Learning to See the Details: How Close-Up Nature Photography Inspires Surface Design
Learning to See the Details: How Close-Up Nature Photography Inspires Surface Design
Many photographers are drawn to what I like to call the "big shot."
It's the sweeping mountain landscape, the wide-open meadow, the lake at sunset, or the panoramic view from the overlook. Those photographs tell an important story, and I enjoy capturing them too.

But if I'm being honest, my favorite photographs are not always the big shots.
My favorite photographs are the close-ups.
They're the details that make up those larger scenes—the peeling bark on an old tree, the veins in a leaf, the weathered texture of a rock, the delicate petals of a wildflower, or the patterns hidden within nature that many people walk right past.

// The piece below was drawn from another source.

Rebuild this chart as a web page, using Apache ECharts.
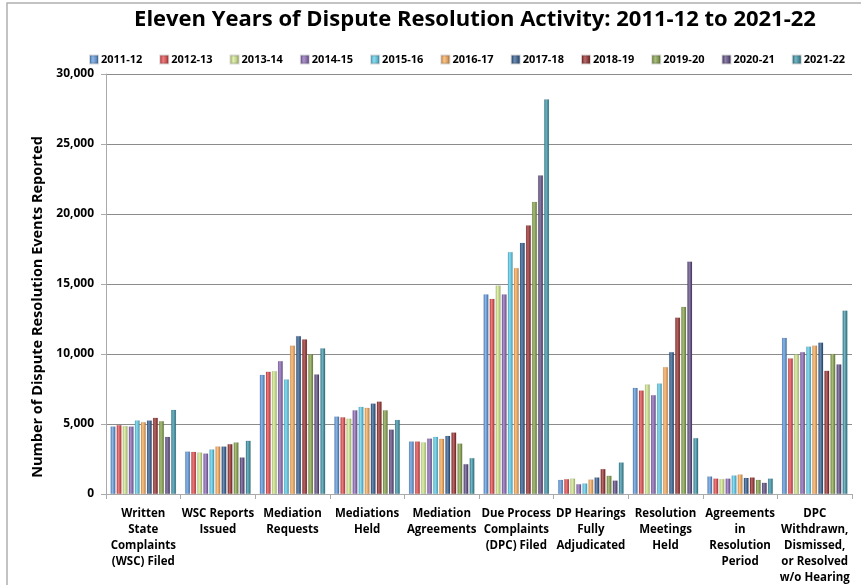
<!DOCTYPE html>
<html>
<head>
<meta charset="utf-8">
<script src="https://cdn.jsdelivr.net/npm/echarts@6/dist/echarts.min.js"></script>
<style>
  html, body { margin: 0; padding: 0; background: #fff; }
  #chart { width: 861px; height: 585px; }
</style>
</head>
<body>
<div id="chart"></div>
<script>
var categories = [
    'Written\nState\nComplaints\n(WSC) Filed',
    'WSC Reports\nIssued',
    'Mediation\nRequests',
    'Mediations\nHeld',
    'Mediation\nAgreements',
    'Due Process\nComplaints\n(DPC) Filed',
    'DP Hearings\nFully\nAdjudicated',
    'Resolution\nMeetings\nHeld',
    'Agreements\nin\nResolution\nPeriod',
    'DPC\nWithdrawn,\nDismissed,\nor Resolved\nw/o Hearing'
];

var years = ['2011-12', '2012-13', '2013-14', '2014-15', '2015-16', '2016-17',
    '2017-18', '2018-19', '2019-20', '2020-21', '2021-22'];

var yTicks = [0, 5000, 10000, 15000, 20000, 25000, 30000];

// one array per year, values in category order
var v2011 = [4830, 3040, 8520, 5540, 3760, 14260, 1020, 7590, 1260, 11160];
var v2012 = [4930, 3020, 8740, 5490, 3760, 13950, 1070, 7400, 1110, 9690];
var v2013 = [4860, 2970, 8780, 5390, 3690, 14900, 1110, 7830, 1070, 9990];
var v2014 = [4830, 2900, 9500, 5990, 3970, 14260, 710, 7070, 1110, 10140];
var v2015 = [5260, 3190, 8190, 6230, 4090, 17290, 760, 7900, 1330, 10540];
var v2016 = [5140, 3400, 10600, 6160, 3950, 16140, 1040, 9070, 1400, 10610];
var v2017 = [5260, 3400, 11290, 6470, 4160, 17950, 1190, 10140, 1160, 10830];
var v2018 = [5450, 3570, 11050, 6610, 4400, 19190, 1790, 12610, 1190, 8810];
var v2019 = [5210, 3690, 9980, 5990, 3610, 20880, 1310, 13380, 1020, 10020];
var v2020 = [4090, 2620, 8550, 4610, 2140, 22760, 970, 16610, 810, 9260];
var v2021 = [6020, 3810, 10410, 5300, 2570, 28190, 2260, 4000, 1110, 13110];

var seriesValues = [v2011, v2012, v2013, v2014, v2015, v2016, v2017, v2018, v2019, v2020, v2021];

var colors = ['#4f8fd8', '#e0393b', '#cde682', '#7f5aae', '#4cc7e8', '#f7a34a',
    '#1f4e86', '#8e1b1b', '#7a9a3a', '#503c78', '#2a8aa0'];

function shade(hex, amt) {
    var n = parseInt(hex.slice(1), 16);
    var r = (n >> 16) & 255, g = (n >> 8) & 255, b = n & 255;
    function f(c) { return Math.max(0, Math.min(255, Math.round(c + (amt > 0 ? (255 - c) * amt : c * amt)))); }
    return 'rgb(' + f(r) + ',' + f(g) + ',' + f(b) + ')';
}

var chart = echarts.init(document.getElementById('chart'));

var series = years.map(function (y, i) {
    var c = colors[i];
    return {
        name: y,
        type: 'bar',
        data: seriesValues[i],
        barGap: '20%',
        barCategoryGap: '12%',
        itemStyle: {
            color: new echarts.graphic.LinearGradient(0, 0, 1, 0, [
                { offset: 0, color: shade(c, -0.15) },
                { offset: 0.4, color: shade(c, 0.35) },
                { offset: 1, color: shade(c, -0.25) }
            ]),
            borderColor: 'rgba(0,0,0,0.15)',
            borderWidth: 0.5
        }
    };
});

chart.setOption({
    color: colors,
    animation: false,
    textStyle: {
        fontFamily: 'Open Sans, sans-serif'
    },
    title: {
        text: 'Eleven Years of Dispute Resolution Activity: 2011-12 to 2021-22',
        left: 470,
        textAlign: 'center',
        top: 4,
        textStyle: {
            fontSize: 22,
            fontWeight: 'bold',
            color: '#000'
        }
    },
    legend: {
        data: years,
        top: 49,
        left: 84,
        itemWidth: 8,
        itemHeight: 8,
        itemGap: 17,
        icon: 'rect',
        textStyle: {
            fontSize: 11,
            fontWeight: 'bold',
            color: '#000',
            padding: [0, 0, 0, -2]
        }
    },
    graphic: [{
        type: 'rect',
        shape: { x: 7, y: 3, width: 900, height: 600 },
        style: { fill: 'none', stroke: '#b0b0b0', lineWidth: 1.5 }
    }],
    grid: {
        left: 106,
        right: 9,
        top: 74,
        bottom: 91,
        outerBoundsMode: 'none'
    },
    xAxis: {
        type: 'category',
        data: categories,
        axisLine: { lineStyle: { color: '#aaa' } },
        axisTick: { show: true, length: 5, lineStyle: { color: '#aaa' } },
        axisLabel: {
            interval: 0,
            fontSize: 11.5,
            fontWeight: 'bold',
            color: '#000',
            lineHeight: 16,
            margin: 12
        }
    },
    yAxis: {
        type: 'value',
        min: yTicks[0],
        max: yTicks[yTicks.length - 1],
        interval: 5000,
        name: 'Number of Dispute Resolution Events Reported',
        nameLocation: 'middle',
        nameGap: 60,
        nameTextStyle: {
            fontSize: 14.5,
            fontWeight: 'bold',
            color: '#000',
            padding: [0, 46, 0, 0]
        },
        axisLine: { show: true, lineStyle: { color: '#aaa' } },
        axisTick: { show: true, length: 5, lineStyle: { color: '#aaa' } },
        splitLine: { lineStyle: { color: '#8c8c8c', width: 1 } },
        axisLabel: {
            fontSize: 12,
            fontWeight: 'bold',
            color: '#000',
            margin: 12,
            formatter: function (v) { return v.toLocaleString('en-US'); }
        }
    },
    series: series
});
</script>
</body>
</html>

What fascinates me is that every subject has countless stories to tell depending on how closely you're willing to look.
Take a tree, for example.
You can photograph the entire tree from a distance and capture its shape and presence within the landscape. But move closer and you begin to notice the bark. Walk around to the other side, and the texture changes completely. The light falls differently. The colors shift. New patterns emerge.

The tree hasn't changed.
Your perspective has.
Over the years, photography taught me to pay attention to those subtle differences. It taught me to notice texture, contrast, shadows, highlights, and the small details that often go unnoticed.
And those details have become one of my greatest sources of inspiration as a surface designer.

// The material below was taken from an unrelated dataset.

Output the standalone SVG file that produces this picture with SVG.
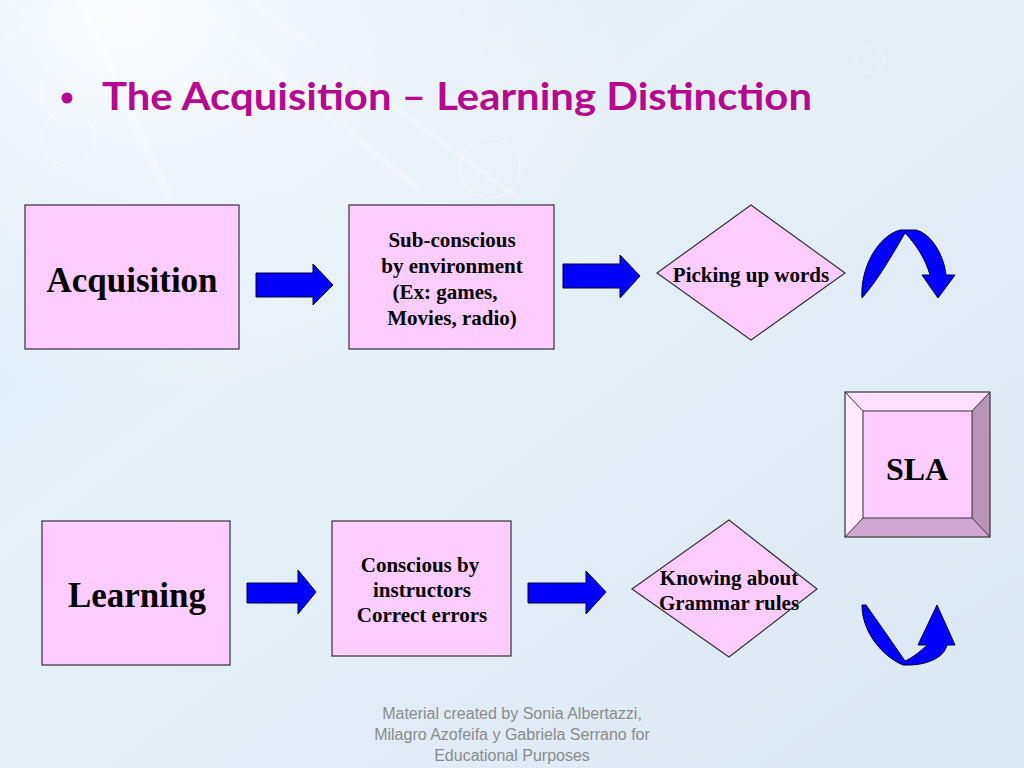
<svg xmlns="http://www.w3.org/2000/svg" width="1024" height="768" viewBox="0 0 1024 768">
<defs>
<linearGradient id="bg" x1="0" y1="0" x2="1" y2="1">
<stop offset="0" stop-color="#d3e6f6"/>
<stop offset="0.35" stop-color="#e6f0f8"/>
<stop offset="1" stop-color="#dbe7f3"/>
</linearGradient>
<radialGradient id="glow" cx="0.12" cy="0.02" r="0.5">
<stop offset="0" stop-color="#ffffff" stop-opacity="0.9"/>
<stop offset="1" stop-color="#ffffff" stop-opacity="0"/>
</radialGradient>
<style>
.box{fill:#ffccff;stroke:#333;stroke-width:1.2}
.arr{fill:#0000ff;stroke:#000033;stroke-width:1}
.big{font-family:"Liberation Serif",serif;font-weight:bold;font-size:35px;fill:#000;text-anchor:middle}
.sm{font-family:"Liberation Serif",serif;font-weight:bold;font-size:21px;fill:#000;text-anchor:middle}
.foot{font-family:"Liberation Sans",sans-serif;font-size:16px;fill:#8c8c8c;text-anchor:middle}
.ray{stroke:#ffffff;stroke-opacity:0.25;fill:none}
.bub{fill:none;stroke:#ffffff;stroke-opacity:0.4;stroke-width:1.2}
</style>
</defs>
<rect width="1024" height="768" fill="url(#bg)"/>
<rect width="1024" height="768" fill="url(#glow)"/>
<g id="decor">
<path class="ray" d="M190,0 L420,190" stroke-width="6"/>
<path class="ray" d="M250,0 L520,200" stroke-width="4"/>
<path class="ray" d="M80,0 L170,200" stroke-width="8"/>
<circle class="bub" cx="78" cy="90" r="38"/>
<circle class="bub" cx="68" cy="138" r="27"/>
<circle class="bub" cx="12" cy="20" r="14"/>
<circle class="bub" cx="242" cy="80" r="18"/>
<circle class="bub" cx="490" cy="168" r="30"/>
<circle class="bub" cx="870" cy="60" r="14"/>
</g>
<g id="title">
<circle cx="67" cy="98" r="5.5" fill="#b5098f"/>
<text x="102" y="110" font-family="Lato,'Liberation Sans',sans-serif" font-weight="bold" font-size="38" fill="#b5098f" textLength="710" lengthAdjust="spacingAndGlyphs">The Acquisition – Learning Distinction</text>
</g>
<g id="connectors">
<path class="arr" d="M256,273 L313,273 L313,264 L333,285 L313,305 L313,297 L256,297 Z"/>
<path class="arr" d="M563,264 L620,264 L620,255 L640,276 L620,298 L620,288 L563,288 Z"/>
<path class="arr" d="M247,583 L298,583 L298,570 L316,592 L298,614 L298,603 L247,603 Z"/>
<path class="arr" d="M528,583 L586,583 L586,571 L606,592 L586,614 L586,603 L528,603 Z"/>
<path id="curve-top" class="arr" d="M862,298 C860,268 878,236 900,230 L916,230 C932,234 944,256 946,275 L955,275 L938,298 L922,275 L930,275 C926,260 916,244 905,233 C892,255 878,280 862,298 Z"/>
<path id="curve-bottom" class="arr" d="M862,605 C862,632 882,656 903,665 C926,666 944,658 947,645 L955,645 L937,605 L918,645 L927,645 C920,652 912,658 905,661 C892,642 878,622 866,605 Z"/>
</g>
<g id="node-acquisition">
<rect class="box" x="25" y="205" width="214" height="144"/>
<text class="big" x="132" y="292">Acquisition</text>
</g>
<g id="node-subconscious">
<rect class="box" x="349" y="205" width="205" height="144"/>
<text class="sm" x="452" y="247">Sub-conscious</text>
<text class="sm" x="452" y="273">by environment</text>
<text class="sm" x="445" y="299">(Ex: games,</text>
<text class="sm" x="452" y="325">Movies, radio)</text>
</g>
<g id="node-picking">
<polygon class="box" points="751,205 845,273 751,340 657,273"/>
<text class="sm" x="751" y="282">Picking up words</text>
</g>
<g id="node-sla">
<rect x="845" y="392" width="145" height="145" fill="#ffccff"/>
<polygon points="845,392 990,392 972,411 863,411" fill="#ffe0ff"/>
<polygon points="845,392 863,411 863,518 845,537" fill="#ffeaff"/>
<polygon points="990,392 990,537 972,518 972,411" fill="#b894b8"/>
<polygon points="845,537 990,537 972,518 863,518" fill="#d2a8d2"/>
<rect x="863" y="411" width="109" height="107" fill="#ffccff" stroke="#333" stroke-width="1"/>
<rect x="845" y="392" width="145" height="145" fill="none" stroke="#333" stroke-width="1.2"/>
<path d="M845,392 L863,411 M990,392 L972,411 M845,537 L863,518 M990,537 L972,518" stroke="#333" stroke-width="1"/>
<text x="917" y="480" font-family="'Liberation Serif',serif" font-weight="bold" font-size="32" text-anchor="middle">SLA</text>
</g>
<g id="node-learning">
<rect class="box" x="42" y="521" width="188" height="144"/>
<text class="big" x="137" y="607">Learning</text>
</g>
<g id="node-conscious">
<rect class="box" x="332" y="521" width="179" height="135"/>
<text class="sm" x="420" y="572">Conscious by</text>
<text class="sm" x="422" y="597">instructors</text>
<text class="sm" x="422" y="622">Correct errors</text>
</g>
<g id="node-knowing">
<polygon class="box" points="729,520 817,589 729,657 632,589"/>
<text class="sm" x="729" y="585">Knowing about</text>
<text class="sm" x="729" y="610">Grammar rules</text>
</g>
<g id="footer">
<text class="foot" x="512" y="719">Material created by Sonia Albertazzi,</text>
<text class="foot" x="512" y="740">Milagro Azofeifa y Gabriela Serrano for</text>
<text class="foot" x="512" y="761">Educational Purposes</text>
</g>
</svg>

When I'm creating designs for throw pillows, wallpaper, fabric, or art prints, I often return to those close-up photographs. The textures found in tree bark may inspire a repeating pattern. The colors hidden within a flower may become a color palette. The weathered surface of a rock may influence the movement and structure of a design.
The inspiration isn't always obvious.
Sometimes it's not about recreating what I photographed at all. Instead, it's about capturing the feeling, rhythm, texture, or visual interest that first caught my attention.
One of the most valuable things photography has taught me is how to see.
Not just to look, but to truly see.
To notice the intricate details that make up the larger picture.
I've always considered myself a big-picture person. I like understanding the overall vision before diving into the details. Often, the big picture is enough.
But nature has taught me that some of the most interesting discoveries happen when you slow down and look closer.
Once you learn to see texture, pattern, light, and detail in the natural world, you begin to notice them everywhere.
And when that happens, your perspective changes.
The landscape is still beautiful.
But so is the bark.
And the leaf.
And the tiny detail hidden within the larger scene.
Sometimes the most inspiring designs don't come from the grand view.
They come from the details that most people never stop long enough to notice.